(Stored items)
----------------------------------------
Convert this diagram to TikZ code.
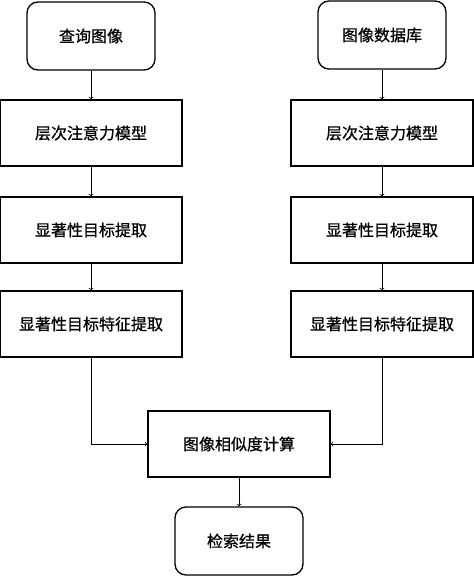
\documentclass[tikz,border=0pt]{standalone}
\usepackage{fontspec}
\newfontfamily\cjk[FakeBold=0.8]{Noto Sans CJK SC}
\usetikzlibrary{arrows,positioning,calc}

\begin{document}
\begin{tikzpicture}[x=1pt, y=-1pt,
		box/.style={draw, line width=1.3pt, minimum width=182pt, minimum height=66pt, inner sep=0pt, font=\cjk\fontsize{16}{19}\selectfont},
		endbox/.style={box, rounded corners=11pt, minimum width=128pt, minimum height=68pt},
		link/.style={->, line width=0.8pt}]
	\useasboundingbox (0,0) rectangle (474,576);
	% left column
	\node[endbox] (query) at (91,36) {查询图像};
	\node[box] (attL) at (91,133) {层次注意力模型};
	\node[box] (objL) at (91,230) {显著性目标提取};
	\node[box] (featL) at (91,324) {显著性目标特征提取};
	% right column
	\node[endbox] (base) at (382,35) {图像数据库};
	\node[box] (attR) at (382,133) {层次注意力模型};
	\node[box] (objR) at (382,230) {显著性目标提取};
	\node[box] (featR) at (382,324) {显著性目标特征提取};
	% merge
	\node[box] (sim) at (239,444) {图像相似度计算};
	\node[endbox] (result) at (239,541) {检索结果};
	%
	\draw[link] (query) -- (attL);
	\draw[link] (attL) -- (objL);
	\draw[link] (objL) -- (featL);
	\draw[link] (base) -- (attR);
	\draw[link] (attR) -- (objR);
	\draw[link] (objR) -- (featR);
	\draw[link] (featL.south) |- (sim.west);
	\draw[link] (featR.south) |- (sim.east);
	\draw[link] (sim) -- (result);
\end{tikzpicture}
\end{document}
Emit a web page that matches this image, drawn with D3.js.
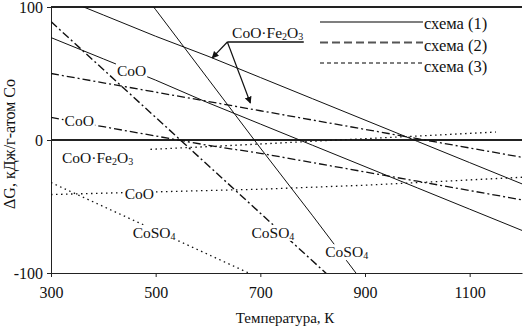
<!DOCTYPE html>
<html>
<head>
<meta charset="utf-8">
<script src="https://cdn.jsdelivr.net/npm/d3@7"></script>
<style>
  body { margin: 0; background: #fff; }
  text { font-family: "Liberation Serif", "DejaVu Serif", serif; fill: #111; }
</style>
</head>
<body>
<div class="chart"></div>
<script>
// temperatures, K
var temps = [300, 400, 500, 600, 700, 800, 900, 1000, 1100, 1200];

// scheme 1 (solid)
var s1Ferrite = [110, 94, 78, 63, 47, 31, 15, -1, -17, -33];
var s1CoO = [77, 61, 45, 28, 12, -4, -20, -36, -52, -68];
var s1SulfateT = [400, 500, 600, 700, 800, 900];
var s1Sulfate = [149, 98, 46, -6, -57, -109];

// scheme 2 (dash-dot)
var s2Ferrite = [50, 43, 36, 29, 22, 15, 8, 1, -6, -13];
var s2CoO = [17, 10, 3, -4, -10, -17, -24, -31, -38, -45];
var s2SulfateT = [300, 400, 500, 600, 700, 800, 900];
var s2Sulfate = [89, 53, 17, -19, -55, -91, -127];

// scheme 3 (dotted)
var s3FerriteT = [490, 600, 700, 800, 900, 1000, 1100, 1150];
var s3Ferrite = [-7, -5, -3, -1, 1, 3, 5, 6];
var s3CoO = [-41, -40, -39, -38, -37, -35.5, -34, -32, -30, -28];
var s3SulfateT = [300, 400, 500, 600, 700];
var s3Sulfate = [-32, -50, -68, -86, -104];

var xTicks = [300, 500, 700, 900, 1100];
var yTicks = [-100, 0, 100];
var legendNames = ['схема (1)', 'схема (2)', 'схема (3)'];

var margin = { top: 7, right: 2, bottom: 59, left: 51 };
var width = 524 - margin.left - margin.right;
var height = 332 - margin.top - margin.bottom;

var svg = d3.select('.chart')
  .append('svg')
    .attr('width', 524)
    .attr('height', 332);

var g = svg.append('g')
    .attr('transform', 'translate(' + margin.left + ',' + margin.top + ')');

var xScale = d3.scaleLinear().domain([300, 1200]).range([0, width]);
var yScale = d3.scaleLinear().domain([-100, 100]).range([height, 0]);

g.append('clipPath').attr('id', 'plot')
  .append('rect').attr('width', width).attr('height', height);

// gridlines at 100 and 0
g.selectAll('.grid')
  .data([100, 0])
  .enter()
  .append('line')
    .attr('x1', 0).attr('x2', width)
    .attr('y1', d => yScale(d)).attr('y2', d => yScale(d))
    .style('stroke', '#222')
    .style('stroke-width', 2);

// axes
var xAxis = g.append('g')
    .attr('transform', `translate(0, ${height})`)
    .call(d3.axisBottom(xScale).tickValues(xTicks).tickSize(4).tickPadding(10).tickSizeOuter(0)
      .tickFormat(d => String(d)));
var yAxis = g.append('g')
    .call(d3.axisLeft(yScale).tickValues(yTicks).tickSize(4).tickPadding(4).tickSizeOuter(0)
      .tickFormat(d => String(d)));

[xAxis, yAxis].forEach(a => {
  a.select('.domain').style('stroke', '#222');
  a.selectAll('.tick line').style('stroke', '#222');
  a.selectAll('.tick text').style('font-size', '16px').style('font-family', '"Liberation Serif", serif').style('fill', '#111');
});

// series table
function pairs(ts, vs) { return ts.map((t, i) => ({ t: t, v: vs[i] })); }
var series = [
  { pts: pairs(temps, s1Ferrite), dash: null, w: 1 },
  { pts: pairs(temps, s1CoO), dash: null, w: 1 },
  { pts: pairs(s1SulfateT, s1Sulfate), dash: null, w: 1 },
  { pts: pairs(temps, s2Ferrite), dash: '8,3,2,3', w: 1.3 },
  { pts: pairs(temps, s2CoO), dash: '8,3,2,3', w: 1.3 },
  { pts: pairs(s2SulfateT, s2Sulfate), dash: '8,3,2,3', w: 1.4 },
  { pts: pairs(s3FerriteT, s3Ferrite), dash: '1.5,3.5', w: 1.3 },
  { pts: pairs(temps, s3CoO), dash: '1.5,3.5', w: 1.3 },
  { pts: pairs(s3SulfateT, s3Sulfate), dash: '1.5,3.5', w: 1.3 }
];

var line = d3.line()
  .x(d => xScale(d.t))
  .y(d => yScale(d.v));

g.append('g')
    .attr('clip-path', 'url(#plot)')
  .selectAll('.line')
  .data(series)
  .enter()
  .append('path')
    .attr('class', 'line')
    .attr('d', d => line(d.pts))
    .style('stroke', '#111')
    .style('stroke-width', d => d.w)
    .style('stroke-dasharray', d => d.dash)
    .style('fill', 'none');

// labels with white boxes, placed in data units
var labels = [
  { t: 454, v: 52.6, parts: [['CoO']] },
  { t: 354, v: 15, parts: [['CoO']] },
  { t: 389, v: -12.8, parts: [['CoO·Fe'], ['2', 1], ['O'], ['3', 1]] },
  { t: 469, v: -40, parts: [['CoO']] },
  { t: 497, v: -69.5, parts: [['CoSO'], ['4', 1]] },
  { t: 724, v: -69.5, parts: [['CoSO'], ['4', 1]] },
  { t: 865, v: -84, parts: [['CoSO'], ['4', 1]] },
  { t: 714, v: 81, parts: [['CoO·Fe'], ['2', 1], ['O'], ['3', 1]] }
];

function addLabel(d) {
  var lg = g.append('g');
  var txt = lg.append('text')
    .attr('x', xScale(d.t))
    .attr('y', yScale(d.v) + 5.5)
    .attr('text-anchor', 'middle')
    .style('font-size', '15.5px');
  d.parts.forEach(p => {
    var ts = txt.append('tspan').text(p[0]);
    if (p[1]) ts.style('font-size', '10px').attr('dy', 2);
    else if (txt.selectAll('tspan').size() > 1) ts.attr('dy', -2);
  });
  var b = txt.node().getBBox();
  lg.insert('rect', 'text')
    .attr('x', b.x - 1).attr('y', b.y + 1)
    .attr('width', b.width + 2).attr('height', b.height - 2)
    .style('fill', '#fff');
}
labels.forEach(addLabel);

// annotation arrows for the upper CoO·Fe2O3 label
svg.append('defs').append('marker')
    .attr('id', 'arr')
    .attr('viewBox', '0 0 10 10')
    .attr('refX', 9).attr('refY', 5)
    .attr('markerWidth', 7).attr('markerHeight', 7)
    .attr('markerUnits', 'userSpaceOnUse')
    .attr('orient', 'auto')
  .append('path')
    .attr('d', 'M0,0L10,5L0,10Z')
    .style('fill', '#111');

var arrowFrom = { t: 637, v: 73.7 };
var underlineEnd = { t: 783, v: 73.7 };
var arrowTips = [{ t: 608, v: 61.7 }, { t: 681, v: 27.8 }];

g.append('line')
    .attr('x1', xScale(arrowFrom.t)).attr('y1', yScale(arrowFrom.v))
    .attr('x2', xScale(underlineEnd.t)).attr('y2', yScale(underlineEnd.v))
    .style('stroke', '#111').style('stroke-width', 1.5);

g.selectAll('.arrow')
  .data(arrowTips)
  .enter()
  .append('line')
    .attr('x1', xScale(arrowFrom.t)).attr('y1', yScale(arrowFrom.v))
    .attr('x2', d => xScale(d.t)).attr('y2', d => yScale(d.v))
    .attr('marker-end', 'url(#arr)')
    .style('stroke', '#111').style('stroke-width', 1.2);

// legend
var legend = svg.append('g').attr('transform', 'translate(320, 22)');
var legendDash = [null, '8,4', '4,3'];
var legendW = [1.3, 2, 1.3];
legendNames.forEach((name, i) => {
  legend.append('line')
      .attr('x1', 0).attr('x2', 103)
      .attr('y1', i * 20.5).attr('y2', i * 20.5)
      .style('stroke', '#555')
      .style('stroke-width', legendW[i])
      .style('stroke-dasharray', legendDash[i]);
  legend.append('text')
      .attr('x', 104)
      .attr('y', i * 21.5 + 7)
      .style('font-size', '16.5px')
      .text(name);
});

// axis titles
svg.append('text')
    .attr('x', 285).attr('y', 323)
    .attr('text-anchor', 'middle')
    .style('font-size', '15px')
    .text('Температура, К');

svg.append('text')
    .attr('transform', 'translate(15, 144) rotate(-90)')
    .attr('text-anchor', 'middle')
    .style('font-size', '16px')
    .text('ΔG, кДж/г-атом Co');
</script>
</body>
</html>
----------------------------------------
Copy only what runs above from the line containing "Emit a web page" through the line containing "var s1Sulfate = [149, 98, 46, -6, -57, -109];", exactly. Leave out the pictures.

Emit a web page that matches this image, drawn with D3.js.
<!DOCTYPE html>
<html>
<head>
<meta charset="utf-8">
<script src="https://cdn.jsdelivr.net/npm/d3@7"></script>
<style>
  body { margin: 0; background: #fff; }
  text { font-family: "Liberation Serif", "DejaVu Serif", serif; fill: #111; }
</style>
</head>
<body>
<div class="chart"></div>
<script>
// temperatures, K
var temps = [300, 400, 500, 600, 700, 800, 900, 1000, 1100, 1200];

// scheme 1 (solid)
var s1Ferrite = [110, 94, 78, 63, 47, 31, 15, -1, -17, -33];
var s1CoO = [77, 61, 45, 28, 12, -4, -20, -36, -52, -68];
var s1SulfateT = [400, 500, 600, 700, 800, 900];
var s1Sulfate = [149, 98, 46, -6, -57, -109];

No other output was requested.